Kalau periode 70-an Rhoma Irama memakai celana komprang ala Elvis Presley, sekarang anak-anak muda gandrung dengan celana pensil ala Avenged Sevenfold, is it a problem?

Jadi perkembangan beberapa anak muda yang kemudian memilih menggunakan jubah, gamis, jilbab lebar, cadar, niqab atau burka mestinya juga bukan masalah kan?

Yang terakhir, tentang fenomena beberapa niqabis yang memamerkan fashion choice-nya di Instagram, Twitter atau lini masa yang lain, memang menjadi aksi yang agak kontra produktif dari sudut bila ini dianggap mengenalkan syariah Islam terkait dengan tata tertib wanita di ruang publik. Larangan tabarruj dan menyebarkan potensi fitnah dengan menampakkan mahasin atau kecantikan (baik outer ataupun inner beauty) adalah sesuatu yang sangat definitif dalam Al-Qur'an.

Meskipun dari sisi brain storming diperlukan pula untuk mengenalkan sisi eksistensi niqab seperti langkah yang ditempuh kang Abik dengan novelnya sehingga tidak ada stigma bahwa niqabis adalah kelas elit, kelas tertutup, kelas tak bermasyarakat, kelas tak bisa bergerak bebas.

Meski faktanya banyak dari para niqabis yang punya peran besar di masyarakat, seperti seorang niqabis yang saya kenal di mana ia menjadi leader satu rantai direct selling sekaligus pengasuh sebuah pesantren yatim yang dibiayai keseluruhannya dari bonus usahanya yang nilainya puluhan juta per bulan.

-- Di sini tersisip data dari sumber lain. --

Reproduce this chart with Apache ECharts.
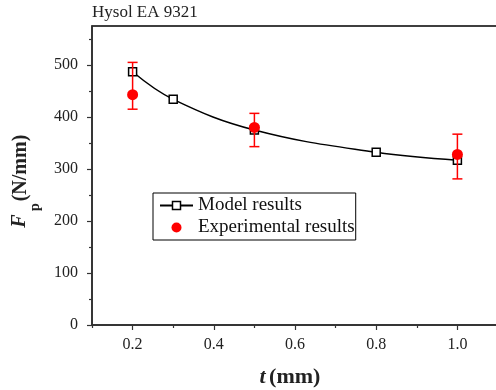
<!DOCTYPE html>
<html><head><meta charset="utf-8">
<script src="https://cdn.jsdelivr.net/npm/echarts@6/dist/echarts.min.js"></script>
<style>html,body{margin:0;padding:0;background:#fff}#c{width:496px;height:390px}</style>
</head><body><div id="c"></div>
<script>
const chartTitle = 'Hysol EA 9321';
const modelT = [0.2, 0.3, 0.5, 0.8, 1.0];
const modelF = [487, 434, 375, 332, 317];
const expT = [0.2, 0.5, 1.0];
const expF = [443, 380, 328];
const expLow = [415, 343, 281];
const expHigh = [505, 407, 367];
const xMajorTicks = [0.2, 0.4, 0.6, 0.8, 1.0];
const xMinorTicks = [0.1, 0.3, 0.5, 0.7, 0.9];
const yMajorTicks = [0, 100, 200, 300, 400, 500];
const yMinorTicks = [50, 150, 250, 350, 450, 550];
const xRange = [0.1, 1.1];
const yRange = [0, 575];

const FONT = "Liberation Serif";
const chart = echarts.init(document.getElementById('c'), null, {renderer: 'canvas'});
const modelData = modelT.map((t, i) => [t, modelF[i]]);
const expData = expT.map((t, i) => [t, expF[i]]);
const errData = expT.map((t, i) => [t, expLow[i], expHigh[i]]);
const axisColor = '#333';

chart.setOption({
  animation: false,
  textStyle: {fontFamily: FONT},
  grid: {left: 92, top: 26, width: 406, height: 299, show: true, borderColor: '#000', borderWidth: 1.5, backgroundColor: 'transparent', outerBoundsMode: 'none', containLabel: false},
  xAxis: [{
    type: 'value', min: xRange[0], max: xRange[1], position: 'bottom',
    axisLine: {show: true, lineStyle: {color: axisColor, width: 1.5}},
    axisTick: {show: true, customValues: xMajorTicks, length: 5, lineStyle: {color: axisColor, width: 1.2}},
    axisLabel: {customValues: xMajorTicks, formatter: v => v.toFixed(1), margin: 12, fontFamily: FONT, fontSize: 16, color: '#222'},
    splitLine: {show: false}
  }, {
    type: 'value', min: xRange[0], max: xRange[1], position: 'bottom',
    axisLine: {show: false},
    axisTick: {show: true, customValues: xMinorTicks, length: 3, lineStyle: {color: axisColor, width: 1.2}},
    axisLabel: {show: false}, splitLine: {show: false}
  }],
  yAxis: [{
    type: 'value', min: yRange[0], max: yRange[1], position: 'left',
    axisLine: {show: true, lineStyle: {color: axisColor, width: 1.5}},
    axisTick: {show: true, customValues: yMajorTicks, length: 5, lineStyle: {color: axisColor, width: 1.2}},
    axisLabel: {customValues: yMajorTicks, margin: 14, fontFamily: FONT, fontSize: 16, color: '#222'},
    splitLine: {show: false}
  }, {
    type: 'value', min: yRange[0], max: yRange[1], position: 'left',
    axisLine: {show: false},
    axisTick: {show: true, customValues: yMinorTicks, length: 3, lineStyle: {color: axisColor, width: 1.2}},
    axisLabel: {show: false}, splitLine: {show: false}
  }],
  legend: {
    left: 153, top: 193, orient: 'vertical',
    borderColor: '#000', borderWidth: 1, borderRadius: 0,
    padding: [3, 1, 3, 6], itemGap: 3, itemWidth: 33, itemHeight: 10,
    textStyle: {fontFamily: FONT, fontSize: 19, color: '#111'},
    data: [{name: 'Model results', itemStyle: {borderWidth: 1.5}}, {name: 'Experimental results', icon: 'circle'}]
  },
  graphic: [
    {type: 'text', x: 92, y: 13, style: {text: chartTitle, font: '17px ' + FONT, fill: '#222', textAlign: 'left', textVerticalAlign: 'middle'}},
    {type: 'text', x: 20, y: 221, rotation: Math.PI / 2, style: {text: 'F', font: 'italic bold 20px ' + FONT, fill: '#222', textAlign: 'center', textVerticalAlign: 'middle'}},
    {type: 'text', x: 35, y: 207, rotation: Math.PI / 2, style: {text: 'p', font: 'bold 14px ' + FONT, fill: '#222', textAlign: 'center', textVerticalAlign: 'middle'}},
    {type: 'text', x: 21, y: 168, rotation: Math.PI / 2, style: {text: '(N/mm)', font: 'bold 20px ' + FONT, fill: '#222', textAlign: 'center', textVerticalAlign: 'middle'}},
    {type: 'text', x: 290, y: 377, style: {text: '{a|t} {b|(mm)}', rich: {a: {font: 'italic bold 22px ' + FONT, fill: '#222'}, b: {font: 'bold 22px ' + FONT, fill: '#222'}}, textAlign: 'center', textVerticalAlign: 'middle'}}
  ],
  series: [{
    name: 'Model results', type: 'line', xAxisIndex: 0, yAxisIndex: 0,
    data: modelData, smooth: 0.4,
    symbol: 'rect', symbolSize: 8,
    lineStyle: {color: '#000', width: 1.5},
    itemStyle: {color: '#fff', borderColor: '#000', borderWidth: 1.5},
    z: 2
  }, {
    name: 'errbars', type: 'custom', xAxisIndex: 0, yAxisIndex: 0,
    data: errData, encode: {x: 0, y: [1, 2]}, z: 3,
    renderItem: (params, api) => {
      const x = api.value(0), lo = api.value(1), hi = api.value(2);
      const a = api.coord([x, lo]), b = api.coord([x, hi]);
      const hw = 5;
      const st = {stroke: '#ff0000', lineWidth: 1.5};
      return {type: 'group', children: [
        {type: 'line', shape: {x1: a[0], y1: a[1], x2: b[0], y2: b[1]}, style: st},
        {type: 'line', shape: {x1: a[0] - hw, y1: a[1], x2: a[0] + hw, y2: a[1]}, style: st},
        {type: 'line', shape: {x1: b[0] - hw, y1: b[1], x2: b[0] + hw, y2: b[1]}, style: st}
      ]};
    }
  }, {
    name: 'Experimental results', type: 'scatter', xAxisIndex: 0, yAxisIndex: 0,
    data: expData, symbol: 'circle', symbolSize: 11,
    itemStyle: {color: '#ff0000', opacity: 1}, z: 4
  }]
});
</script></body></html>
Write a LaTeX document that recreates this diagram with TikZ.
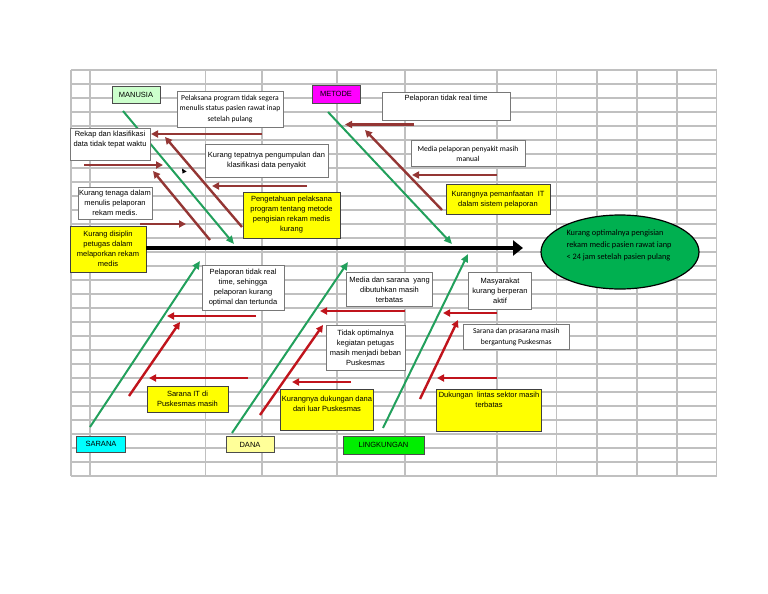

Jadi, endorsement niqab pun perlu teknik yang tepat sehingga tidak terjadi kontradiksi antara tujuan asli dari penggunaan niqab yaitu agar tidak menebar fitnah pandangan yang menimpa laki-laki, sebab seperti disampaikan dalam salah satu hadits, meskipun anda menggunakan niqab, tetap saja akan ada satu syetan yang mengikuti anda untuk menghiasi pandangan orang asing kepada anda, karena bila kita bicara khayalan, otak khayalan kotor lelaki pun masih mampu membayangkan yang paling kotor sekalipun meski ia melihat anda dalam keadaan berjilbab dan berniqab, dan itulah hasil kerja syetan yang mengikuti anda. Itulah sebabnya Al-Qur'an menuntut pria (dan juga wanita) untuk menundukkan pandangan.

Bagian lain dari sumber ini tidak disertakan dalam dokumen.